<<<<

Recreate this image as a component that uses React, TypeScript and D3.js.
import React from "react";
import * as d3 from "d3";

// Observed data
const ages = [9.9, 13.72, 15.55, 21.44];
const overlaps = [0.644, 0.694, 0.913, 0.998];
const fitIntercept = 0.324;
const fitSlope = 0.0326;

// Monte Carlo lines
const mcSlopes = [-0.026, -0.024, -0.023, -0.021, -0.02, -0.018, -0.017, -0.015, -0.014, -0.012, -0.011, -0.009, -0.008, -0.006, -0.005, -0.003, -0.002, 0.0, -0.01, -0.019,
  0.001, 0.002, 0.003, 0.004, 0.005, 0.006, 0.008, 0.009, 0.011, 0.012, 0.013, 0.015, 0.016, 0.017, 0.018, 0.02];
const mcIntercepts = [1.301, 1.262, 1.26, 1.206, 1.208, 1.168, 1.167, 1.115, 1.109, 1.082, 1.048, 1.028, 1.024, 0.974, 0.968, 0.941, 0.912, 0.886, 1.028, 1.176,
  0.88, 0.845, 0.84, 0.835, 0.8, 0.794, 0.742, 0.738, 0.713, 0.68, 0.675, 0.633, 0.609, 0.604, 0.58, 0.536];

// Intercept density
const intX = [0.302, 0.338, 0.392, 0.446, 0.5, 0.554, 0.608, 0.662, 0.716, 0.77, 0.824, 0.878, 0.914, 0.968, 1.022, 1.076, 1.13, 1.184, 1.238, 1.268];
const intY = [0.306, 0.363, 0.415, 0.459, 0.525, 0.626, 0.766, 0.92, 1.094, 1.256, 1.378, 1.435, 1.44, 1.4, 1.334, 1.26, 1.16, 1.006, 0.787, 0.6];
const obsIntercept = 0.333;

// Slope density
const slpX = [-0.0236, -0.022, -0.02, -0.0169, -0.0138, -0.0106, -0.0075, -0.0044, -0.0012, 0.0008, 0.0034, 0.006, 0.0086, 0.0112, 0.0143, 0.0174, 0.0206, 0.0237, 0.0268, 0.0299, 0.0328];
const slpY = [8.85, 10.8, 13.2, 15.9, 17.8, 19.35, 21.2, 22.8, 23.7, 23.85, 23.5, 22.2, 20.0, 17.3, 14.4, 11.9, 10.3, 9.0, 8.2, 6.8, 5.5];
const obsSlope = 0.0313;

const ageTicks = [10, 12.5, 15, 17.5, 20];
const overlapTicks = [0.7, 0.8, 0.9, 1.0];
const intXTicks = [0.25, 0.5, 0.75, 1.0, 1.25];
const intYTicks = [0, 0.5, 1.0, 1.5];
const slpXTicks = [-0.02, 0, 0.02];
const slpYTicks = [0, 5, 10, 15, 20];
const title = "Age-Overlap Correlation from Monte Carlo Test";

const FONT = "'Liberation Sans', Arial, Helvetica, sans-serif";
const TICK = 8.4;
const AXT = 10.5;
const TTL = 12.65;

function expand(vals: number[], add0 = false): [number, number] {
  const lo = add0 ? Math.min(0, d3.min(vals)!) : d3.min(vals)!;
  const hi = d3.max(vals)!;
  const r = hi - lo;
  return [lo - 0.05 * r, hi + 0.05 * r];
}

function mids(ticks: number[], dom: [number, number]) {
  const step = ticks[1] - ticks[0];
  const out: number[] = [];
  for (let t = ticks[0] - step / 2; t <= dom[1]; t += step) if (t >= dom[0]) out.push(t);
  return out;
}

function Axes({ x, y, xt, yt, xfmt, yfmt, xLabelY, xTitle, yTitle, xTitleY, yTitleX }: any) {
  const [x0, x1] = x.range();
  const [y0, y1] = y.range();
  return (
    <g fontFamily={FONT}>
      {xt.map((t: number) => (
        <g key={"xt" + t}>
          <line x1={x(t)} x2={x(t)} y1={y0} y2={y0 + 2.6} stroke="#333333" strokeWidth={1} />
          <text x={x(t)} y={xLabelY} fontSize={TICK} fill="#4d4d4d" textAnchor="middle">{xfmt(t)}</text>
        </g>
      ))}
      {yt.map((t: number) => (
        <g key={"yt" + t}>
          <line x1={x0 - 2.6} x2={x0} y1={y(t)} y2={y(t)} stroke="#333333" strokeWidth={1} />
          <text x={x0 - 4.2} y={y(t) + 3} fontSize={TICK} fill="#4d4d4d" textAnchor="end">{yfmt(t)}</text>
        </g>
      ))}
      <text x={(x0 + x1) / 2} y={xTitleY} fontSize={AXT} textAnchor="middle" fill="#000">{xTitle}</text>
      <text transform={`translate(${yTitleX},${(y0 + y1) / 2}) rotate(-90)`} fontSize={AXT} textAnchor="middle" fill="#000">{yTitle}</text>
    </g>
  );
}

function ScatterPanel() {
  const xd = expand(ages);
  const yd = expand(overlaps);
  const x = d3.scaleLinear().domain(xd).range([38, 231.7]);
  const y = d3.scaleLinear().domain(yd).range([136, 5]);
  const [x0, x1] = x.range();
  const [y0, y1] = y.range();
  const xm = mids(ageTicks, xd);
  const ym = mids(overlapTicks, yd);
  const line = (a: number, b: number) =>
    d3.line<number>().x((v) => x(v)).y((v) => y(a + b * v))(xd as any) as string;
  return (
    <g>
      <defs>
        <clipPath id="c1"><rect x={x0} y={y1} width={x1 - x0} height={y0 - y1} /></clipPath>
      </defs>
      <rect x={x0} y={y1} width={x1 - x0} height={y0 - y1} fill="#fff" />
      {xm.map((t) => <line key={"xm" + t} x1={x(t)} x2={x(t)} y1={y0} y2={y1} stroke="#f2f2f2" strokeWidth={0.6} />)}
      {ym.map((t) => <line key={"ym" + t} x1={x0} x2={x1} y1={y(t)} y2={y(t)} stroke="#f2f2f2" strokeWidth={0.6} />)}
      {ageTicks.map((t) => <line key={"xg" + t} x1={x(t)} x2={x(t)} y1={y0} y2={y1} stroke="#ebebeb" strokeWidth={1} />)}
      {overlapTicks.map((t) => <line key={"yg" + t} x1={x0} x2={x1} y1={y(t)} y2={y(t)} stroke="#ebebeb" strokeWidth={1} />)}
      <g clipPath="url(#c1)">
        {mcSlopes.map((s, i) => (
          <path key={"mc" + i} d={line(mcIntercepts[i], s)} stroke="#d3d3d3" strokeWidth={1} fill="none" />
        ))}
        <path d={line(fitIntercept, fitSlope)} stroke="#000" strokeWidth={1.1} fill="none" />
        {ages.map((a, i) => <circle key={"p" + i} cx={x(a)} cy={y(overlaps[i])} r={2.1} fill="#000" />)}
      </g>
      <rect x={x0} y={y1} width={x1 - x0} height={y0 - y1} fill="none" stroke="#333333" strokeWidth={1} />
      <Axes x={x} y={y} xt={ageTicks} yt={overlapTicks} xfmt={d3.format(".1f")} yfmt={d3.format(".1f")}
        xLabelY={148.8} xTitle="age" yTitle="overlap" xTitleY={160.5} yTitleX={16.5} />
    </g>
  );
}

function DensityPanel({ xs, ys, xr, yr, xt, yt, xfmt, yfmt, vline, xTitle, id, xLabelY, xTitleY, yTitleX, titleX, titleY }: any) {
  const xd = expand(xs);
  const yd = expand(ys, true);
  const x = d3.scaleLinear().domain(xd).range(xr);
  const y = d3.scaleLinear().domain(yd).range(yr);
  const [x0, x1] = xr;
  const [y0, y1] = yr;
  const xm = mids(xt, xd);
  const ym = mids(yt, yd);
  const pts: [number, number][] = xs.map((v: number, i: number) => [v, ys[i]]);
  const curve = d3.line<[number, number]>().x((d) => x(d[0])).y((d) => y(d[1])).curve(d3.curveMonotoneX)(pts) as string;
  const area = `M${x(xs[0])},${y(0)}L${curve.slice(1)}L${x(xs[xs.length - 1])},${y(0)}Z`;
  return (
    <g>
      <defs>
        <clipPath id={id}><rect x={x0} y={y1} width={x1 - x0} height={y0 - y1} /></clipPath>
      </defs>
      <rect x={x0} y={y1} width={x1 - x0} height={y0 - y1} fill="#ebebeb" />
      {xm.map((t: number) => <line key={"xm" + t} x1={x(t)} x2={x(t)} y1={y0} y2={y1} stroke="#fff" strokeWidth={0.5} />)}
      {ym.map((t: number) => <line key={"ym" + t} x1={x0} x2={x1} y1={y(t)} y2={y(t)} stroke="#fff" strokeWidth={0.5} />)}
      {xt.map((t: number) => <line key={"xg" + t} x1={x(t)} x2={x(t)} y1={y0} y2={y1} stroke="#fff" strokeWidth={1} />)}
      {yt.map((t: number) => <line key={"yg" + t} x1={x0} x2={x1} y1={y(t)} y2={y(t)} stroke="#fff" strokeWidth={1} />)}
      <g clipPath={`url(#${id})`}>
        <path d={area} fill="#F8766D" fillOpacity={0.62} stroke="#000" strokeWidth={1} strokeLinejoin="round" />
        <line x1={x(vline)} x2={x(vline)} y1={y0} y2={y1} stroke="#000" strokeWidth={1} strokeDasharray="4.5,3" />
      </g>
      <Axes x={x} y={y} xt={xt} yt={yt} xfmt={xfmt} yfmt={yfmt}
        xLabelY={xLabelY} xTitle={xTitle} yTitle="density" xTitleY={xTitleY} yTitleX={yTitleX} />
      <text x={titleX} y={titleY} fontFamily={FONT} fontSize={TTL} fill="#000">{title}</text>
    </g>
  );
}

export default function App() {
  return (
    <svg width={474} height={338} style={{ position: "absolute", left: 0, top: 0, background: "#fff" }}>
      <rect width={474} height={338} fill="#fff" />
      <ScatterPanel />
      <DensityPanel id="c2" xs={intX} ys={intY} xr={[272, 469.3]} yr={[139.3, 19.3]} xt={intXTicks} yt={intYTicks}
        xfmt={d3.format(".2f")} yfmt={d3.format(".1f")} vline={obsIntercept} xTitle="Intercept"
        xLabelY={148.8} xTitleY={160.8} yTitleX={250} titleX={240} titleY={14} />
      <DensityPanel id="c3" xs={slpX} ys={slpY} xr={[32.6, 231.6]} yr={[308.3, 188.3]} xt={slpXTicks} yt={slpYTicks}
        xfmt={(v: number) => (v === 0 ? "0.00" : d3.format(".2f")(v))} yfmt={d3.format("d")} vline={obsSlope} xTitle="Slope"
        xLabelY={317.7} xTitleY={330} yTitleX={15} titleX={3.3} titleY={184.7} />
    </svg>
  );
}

>>>>

**EXERCISE BRIEF**
Repeat, exactly and only, the lines from the beginning of the material through the line that contains "const fitSlope = 0.0326;".

**REPLY**
Recreate this image as a component that uses React, TypeScript and D3.js.
import React from "react";
import * as d3 from "d3";

// Observed data
const ages = [9.9, 13.72, 15.55, 21.44];
const overlaps = [0.644, 0.694, 0.913, 0.998];
const fitIntercept = 0.324;
const fitSlope = 0.0326;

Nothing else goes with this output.